# EXERCISE TASK
For the records that follow, return only the count of lines containing the string "this".

---+---

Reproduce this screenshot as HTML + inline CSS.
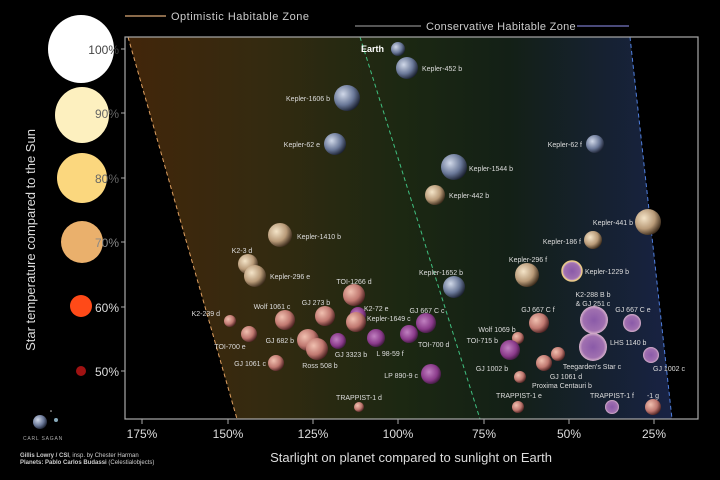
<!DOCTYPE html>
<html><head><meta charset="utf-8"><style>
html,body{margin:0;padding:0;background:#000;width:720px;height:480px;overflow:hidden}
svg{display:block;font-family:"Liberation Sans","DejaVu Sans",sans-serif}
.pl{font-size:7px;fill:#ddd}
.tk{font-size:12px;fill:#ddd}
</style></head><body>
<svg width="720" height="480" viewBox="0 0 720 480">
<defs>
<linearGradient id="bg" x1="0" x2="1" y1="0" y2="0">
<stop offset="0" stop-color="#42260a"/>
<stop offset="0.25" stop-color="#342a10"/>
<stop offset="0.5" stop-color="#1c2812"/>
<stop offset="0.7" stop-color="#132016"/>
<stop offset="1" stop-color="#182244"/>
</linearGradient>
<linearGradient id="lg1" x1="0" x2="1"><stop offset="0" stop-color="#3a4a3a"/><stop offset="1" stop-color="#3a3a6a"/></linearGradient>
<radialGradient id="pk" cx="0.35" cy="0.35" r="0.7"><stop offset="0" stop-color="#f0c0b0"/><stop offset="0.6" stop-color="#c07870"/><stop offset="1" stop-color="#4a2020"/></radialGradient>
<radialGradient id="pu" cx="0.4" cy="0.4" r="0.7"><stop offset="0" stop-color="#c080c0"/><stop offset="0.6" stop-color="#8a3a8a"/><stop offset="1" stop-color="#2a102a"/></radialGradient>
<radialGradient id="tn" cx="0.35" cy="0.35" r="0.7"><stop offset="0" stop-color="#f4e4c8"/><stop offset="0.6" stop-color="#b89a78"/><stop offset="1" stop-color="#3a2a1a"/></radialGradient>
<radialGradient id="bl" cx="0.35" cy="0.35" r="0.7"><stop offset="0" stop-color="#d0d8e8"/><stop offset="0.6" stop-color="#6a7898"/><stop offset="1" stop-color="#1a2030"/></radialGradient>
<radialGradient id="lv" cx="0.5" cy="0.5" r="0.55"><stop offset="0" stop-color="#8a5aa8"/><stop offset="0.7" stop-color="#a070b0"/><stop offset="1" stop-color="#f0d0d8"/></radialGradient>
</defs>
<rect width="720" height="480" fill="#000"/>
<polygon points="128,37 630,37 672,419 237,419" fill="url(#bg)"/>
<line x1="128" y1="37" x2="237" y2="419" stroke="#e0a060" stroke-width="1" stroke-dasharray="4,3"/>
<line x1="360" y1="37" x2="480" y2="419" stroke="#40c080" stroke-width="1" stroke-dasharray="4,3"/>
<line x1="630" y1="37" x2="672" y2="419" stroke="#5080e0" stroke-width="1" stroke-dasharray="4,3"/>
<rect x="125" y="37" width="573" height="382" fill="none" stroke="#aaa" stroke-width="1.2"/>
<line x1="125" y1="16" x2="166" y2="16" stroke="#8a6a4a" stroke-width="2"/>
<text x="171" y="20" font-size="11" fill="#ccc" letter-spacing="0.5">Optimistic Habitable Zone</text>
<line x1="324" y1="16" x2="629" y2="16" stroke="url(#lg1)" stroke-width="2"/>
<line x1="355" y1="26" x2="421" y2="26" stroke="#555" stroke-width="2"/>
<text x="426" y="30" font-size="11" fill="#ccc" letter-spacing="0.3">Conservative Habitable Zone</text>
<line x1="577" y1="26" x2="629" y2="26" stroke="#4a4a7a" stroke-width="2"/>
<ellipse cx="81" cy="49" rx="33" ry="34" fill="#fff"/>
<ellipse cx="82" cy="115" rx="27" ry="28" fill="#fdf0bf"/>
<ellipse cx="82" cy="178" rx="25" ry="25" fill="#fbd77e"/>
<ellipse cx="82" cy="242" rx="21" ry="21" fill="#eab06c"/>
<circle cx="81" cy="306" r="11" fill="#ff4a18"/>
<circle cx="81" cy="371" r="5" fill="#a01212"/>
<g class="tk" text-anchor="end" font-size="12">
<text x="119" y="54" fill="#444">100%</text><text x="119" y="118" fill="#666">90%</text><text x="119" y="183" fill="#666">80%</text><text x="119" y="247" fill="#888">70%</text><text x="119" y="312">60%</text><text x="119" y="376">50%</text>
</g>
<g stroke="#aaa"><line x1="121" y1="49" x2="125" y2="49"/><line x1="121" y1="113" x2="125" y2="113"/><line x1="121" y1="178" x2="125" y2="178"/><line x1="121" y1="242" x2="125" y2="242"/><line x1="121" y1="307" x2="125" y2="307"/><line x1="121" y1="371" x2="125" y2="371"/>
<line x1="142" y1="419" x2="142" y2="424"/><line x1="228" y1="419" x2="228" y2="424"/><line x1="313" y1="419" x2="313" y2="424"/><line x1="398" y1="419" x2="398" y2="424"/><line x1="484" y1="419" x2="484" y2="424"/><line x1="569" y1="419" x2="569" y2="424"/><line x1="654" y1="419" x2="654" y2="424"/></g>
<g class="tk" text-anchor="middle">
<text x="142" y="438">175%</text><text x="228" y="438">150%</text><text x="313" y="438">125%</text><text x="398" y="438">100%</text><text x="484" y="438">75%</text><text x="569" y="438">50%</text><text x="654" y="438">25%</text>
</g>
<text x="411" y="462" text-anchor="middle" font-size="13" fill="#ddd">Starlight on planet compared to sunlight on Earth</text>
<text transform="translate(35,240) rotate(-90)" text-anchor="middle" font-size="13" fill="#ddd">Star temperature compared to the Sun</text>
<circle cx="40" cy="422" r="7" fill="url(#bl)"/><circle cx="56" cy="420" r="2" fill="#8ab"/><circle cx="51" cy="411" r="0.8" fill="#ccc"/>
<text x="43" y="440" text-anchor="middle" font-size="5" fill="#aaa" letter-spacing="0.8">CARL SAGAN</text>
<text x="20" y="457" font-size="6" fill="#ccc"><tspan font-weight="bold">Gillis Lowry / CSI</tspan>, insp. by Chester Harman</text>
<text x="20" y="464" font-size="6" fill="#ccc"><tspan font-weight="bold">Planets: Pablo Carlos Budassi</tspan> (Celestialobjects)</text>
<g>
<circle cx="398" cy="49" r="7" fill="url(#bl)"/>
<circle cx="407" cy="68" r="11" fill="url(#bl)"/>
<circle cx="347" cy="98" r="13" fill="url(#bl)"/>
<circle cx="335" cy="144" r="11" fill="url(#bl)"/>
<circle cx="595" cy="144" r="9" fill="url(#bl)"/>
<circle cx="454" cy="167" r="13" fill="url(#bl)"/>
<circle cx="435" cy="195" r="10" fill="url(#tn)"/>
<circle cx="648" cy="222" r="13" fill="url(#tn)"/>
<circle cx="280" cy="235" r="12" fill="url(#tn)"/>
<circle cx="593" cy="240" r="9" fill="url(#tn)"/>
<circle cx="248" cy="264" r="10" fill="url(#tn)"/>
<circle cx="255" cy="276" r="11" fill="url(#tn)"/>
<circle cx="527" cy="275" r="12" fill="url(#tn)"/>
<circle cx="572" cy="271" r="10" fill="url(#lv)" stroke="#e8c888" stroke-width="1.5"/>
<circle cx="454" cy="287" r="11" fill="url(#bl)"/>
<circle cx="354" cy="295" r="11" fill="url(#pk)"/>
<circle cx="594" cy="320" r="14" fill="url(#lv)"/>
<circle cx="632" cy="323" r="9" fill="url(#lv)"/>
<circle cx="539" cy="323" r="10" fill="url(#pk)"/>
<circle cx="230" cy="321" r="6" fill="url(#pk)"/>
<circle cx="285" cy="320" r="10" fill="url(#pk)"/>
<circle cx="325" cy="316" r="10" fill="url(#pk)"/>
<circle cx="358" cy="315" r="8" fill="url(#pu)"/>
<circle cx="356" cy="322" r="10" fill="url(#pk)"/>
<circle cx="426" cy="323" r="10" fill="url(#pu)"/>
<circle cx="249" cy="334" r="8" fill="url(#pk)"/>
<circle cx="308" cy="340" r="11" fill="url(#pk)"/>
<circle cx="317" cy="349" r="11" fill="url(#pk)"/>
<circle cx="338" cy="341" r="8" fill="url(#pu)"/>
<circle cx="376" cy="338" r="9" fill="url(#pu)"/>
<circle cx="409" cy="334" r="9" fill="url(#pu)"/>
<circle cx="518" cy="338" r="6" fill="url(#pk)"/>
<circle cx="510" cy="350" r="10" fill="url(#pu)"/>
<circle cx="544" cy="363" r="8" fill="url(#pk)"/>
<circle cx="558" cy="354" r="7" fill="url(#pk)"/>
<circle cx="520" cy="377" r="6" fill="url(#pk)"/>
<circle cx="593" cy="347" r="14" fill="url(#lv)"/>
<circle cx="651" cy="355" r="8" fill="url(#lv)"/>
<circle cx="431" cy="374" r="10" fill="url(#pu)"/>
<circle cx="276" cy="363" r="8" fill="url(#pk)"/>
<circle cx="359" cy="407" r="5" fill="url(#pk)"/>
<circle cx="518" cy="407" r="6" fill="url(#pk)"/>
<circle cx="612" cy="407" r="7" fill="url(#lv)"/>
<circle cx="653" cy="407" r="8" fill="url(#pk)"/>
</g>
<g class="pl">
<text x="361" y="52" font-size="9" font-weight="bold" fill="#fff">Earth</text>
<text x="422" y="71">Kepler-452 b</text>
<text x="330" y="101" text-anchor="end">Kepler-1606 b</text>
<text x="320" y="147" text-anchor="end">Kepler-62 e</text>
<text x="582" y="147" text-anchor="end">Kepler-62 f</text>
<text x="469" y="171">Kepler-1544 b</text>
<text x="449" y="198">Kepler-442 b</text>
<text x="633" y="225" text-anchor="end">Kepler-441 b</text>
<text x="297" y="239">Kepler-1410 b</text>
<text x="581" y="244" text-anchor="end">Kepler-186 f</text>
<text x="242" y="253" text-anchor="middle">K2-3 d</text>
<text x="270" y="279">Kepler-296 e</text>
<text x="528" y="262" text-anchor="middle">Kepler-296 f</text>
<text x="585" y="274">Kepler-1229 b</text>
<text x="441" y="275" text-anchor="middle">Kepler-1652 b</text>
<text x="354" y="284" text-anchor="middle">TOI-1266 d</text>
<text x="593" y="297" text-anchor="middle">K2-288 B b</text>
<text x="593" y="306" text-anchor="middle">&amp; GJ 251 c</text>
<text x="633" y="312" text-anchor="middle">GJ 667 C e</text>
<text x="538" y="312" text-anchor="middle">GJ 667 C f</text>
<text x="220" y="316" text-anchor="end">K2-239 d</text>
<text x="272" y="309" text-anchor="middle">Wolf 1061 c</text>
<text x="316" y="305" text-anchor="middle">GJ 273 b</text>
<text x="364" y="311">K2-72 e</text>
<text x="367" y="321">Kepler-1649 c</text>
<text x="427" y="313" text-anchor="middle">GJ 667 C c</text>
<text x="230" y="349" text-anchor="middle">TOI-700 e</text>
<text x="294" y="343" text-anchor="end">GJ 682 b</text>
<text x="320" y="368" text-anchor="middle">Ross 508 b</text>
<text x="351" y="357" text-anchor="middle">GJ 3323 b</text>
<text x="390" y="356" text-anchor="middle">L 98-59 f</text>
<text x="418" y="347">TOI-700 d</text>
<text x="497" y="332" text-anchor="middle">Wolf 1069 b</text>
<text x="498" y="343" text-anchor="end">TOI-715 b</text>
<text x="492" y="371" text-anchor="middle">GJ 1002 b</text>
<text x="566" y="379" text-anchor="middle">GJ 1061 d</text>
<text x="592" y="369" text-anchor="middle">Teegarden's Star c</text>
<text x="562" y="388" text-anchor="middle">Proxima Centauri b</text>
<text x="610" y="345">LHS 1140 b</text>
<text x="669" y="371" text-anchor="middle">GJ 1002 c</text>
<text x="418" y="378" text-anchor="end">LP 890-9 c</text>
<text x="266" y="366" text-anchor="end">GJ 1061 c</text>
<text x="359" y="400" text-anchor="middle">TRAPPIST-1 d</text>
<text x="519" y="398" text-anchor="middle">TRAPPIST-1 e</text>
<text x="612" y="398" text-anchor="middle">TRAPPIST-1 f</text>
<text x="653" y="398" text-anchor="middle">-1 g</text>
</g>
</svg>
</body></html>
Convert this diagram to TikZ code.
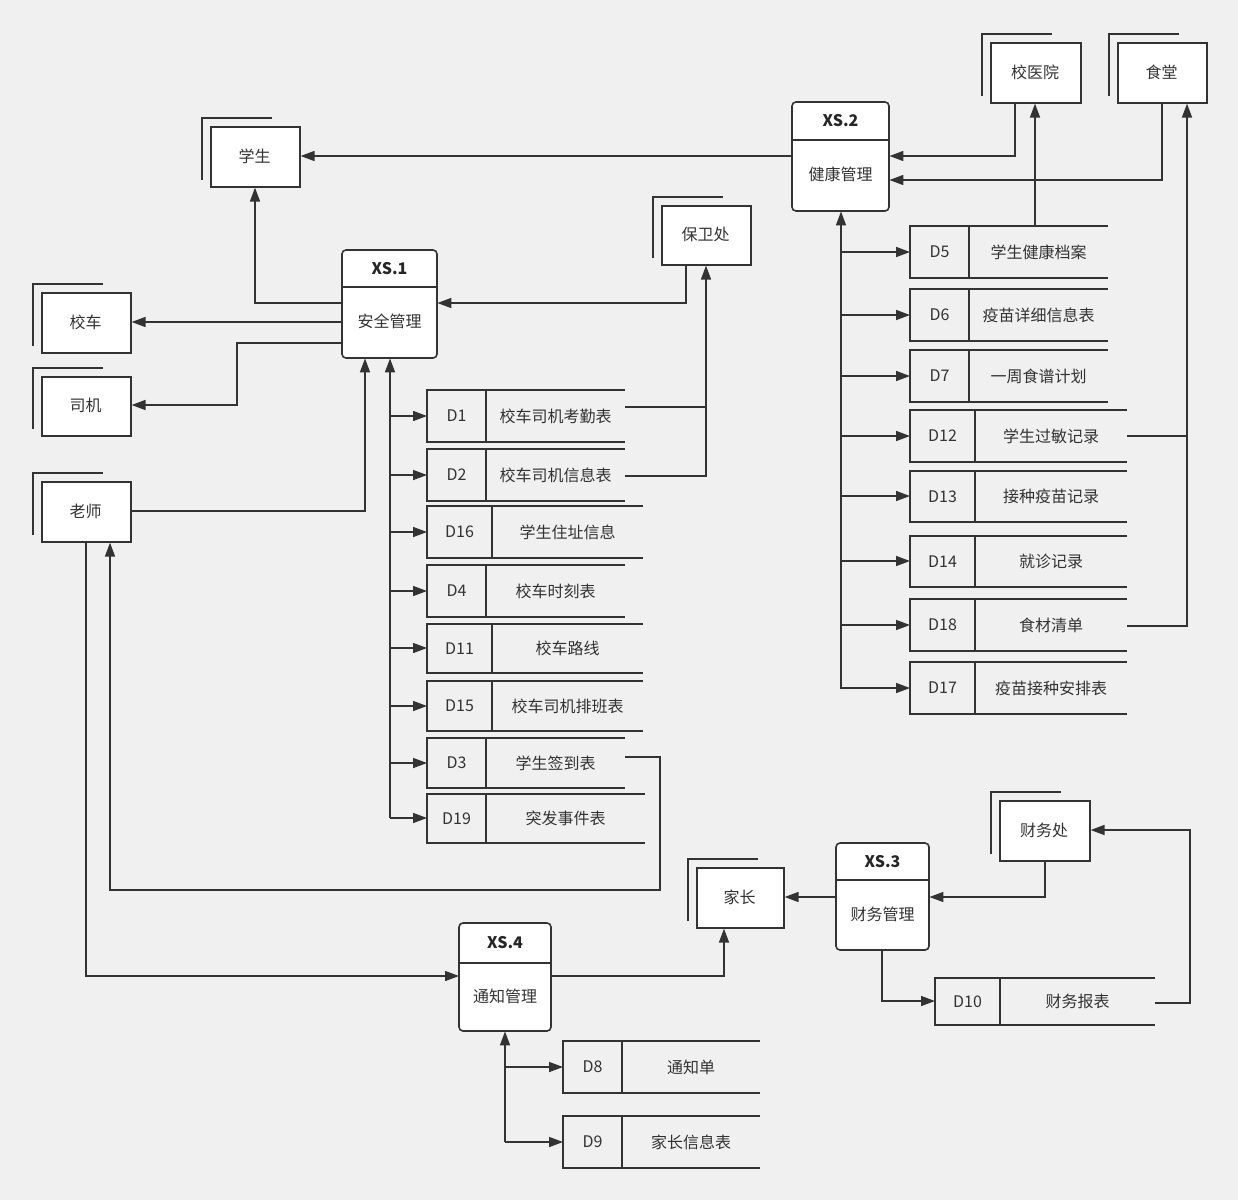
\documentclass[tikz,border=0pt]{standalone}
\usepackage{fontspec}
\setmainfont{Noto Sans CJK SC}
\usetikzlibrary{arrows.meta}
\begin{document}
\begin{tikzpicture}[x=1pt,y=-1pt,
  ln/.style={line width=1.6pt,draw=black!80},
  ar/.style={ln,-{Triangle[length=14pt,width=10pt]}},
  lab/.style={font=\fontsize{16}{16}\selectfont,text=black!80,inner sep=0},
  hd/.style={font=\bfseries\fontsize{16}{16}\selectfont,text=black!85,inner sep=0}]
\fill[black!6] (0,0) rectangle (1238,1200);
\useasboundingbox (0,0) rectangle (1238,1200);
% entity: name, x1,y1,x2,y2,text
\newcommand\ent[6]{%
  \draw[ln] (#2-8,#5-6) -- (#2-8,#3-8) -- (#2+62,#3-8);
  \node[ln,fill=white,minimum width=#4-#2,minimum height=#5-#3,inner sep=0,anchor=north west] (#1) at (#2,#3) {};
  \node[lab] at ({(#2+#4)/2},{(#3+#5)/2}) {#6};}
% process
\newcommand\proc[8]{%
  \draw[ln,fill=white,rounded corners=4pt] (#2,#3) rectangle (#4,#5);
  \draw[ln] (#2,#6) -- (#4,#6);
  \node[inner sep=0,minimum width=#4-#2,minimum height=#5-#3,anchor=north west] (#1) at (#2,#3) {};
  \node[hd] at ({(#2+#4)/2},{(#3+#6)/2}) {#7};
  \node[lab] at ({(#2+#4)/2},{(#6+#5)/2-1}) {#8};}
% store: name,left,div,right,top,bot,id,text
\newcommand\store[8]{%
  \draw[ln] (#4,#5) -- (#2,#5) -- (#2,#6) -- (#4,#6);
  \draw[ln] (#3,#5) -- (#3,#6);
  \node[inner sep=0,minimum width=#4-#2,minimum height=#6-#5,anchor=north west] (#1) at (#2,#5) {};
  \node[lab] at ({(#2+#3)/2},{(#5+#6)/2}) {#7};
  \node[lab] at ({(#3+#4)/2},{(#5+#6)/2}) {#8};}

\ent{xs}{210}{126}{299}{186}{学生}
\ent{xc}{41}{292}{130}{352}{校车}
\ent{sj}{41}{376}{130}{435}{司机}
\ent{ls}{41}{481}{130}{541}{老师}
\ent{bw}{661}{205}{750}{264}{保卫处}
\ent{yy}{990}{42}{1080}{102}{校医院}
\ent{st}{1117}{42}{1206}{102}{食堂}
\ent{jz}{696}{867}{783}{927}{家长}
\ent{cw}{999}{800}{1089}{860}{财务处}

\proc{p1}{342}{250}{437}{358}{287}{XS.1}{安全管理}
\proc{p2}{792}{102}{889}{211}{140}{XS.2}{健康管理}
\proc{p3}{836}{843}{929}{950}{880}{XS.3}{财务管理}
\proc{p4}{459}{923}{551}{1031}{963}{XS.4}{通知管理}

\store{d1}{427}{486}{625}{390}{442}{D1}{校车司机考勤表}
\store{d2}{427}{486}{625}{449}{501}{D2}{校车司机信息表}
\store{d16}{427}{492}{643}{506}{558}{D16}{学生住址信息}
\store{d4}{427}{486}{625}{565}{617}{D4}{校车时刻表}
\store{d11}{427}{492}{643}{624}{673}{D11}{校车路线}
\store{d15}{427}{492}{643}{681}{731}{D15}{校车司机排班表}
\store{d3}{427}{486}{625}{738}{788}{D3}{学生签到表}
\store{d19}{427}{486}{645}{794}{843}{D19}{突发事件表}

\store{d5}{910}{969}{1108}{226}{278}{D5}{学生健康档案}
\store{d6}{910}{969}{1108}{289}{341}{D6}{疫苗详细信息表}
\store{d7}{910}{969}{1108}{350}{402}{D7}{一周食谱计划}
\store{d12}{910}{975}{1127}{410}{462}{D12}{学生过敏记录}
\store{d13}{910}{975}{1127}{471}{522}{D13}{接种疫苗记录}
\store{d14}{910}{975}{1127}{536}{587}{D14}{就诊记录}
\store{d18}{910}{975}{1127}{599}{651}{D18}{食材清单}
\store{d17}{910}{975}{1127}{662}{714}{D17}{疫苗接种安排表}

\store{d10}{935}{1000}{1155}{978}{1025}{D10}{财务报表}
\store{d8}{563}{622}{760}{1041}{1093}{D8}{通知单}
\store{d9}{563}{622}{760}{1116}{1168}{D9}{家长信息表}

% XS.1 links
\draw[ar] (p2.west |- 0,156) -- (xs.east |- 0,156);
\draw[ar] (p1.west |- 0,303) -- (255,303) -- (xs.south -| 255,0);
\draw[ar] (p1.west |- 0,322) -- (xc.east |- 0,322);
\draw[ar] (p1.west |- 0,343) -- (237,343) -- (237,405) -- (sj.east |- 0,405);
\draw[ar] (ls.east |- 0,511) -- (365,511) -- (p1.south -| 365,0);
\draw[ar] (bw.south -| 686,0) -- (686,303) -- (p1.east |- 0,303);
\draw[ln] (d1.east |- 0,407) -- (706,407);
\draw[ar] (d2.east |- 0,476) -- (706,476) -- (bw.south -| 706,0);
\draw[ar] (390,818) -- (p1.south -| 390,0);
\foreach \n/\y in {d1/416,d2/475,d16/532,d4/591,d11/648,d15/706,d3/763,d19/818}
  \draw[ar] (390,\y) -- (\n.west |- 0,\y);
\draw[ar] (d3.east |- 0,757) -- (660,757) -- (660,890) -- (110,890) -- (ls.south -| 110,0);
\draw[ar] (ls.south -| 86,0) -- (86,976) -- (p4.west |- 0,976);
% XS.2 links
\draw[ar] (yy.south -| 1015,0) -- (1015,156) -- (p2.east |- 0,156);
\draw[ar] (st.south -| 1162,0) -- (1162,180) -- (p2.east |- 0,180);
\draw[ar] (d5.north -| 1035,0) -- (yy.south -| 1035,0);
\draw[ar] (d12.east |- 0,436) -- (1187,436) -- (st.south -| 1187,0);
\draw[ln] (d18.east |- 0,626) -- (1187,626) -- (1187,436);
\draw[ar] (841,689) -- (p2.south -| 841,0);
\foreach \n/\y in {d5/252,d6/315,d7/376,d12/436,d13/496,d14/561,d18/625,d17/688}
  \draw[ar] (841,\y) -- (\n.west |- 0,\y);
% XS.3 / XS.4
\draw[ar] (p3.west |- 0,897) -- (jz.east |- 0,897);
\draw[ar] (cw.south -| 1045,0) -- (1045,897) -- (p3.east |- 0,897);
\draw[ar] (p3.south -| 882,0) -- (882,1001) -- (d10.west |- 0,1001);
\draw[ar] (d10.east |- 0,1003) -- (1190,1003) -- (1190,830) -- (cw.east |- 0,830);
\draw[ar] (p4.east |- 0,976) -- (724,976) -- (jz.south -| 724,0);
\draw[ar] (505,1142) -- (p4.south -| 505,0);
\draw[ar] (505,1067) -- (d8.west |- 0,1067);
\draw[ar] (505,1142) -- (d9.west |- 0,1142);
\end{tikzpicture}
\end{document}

---+---

# SOLUTION TO THE EXERCISE
2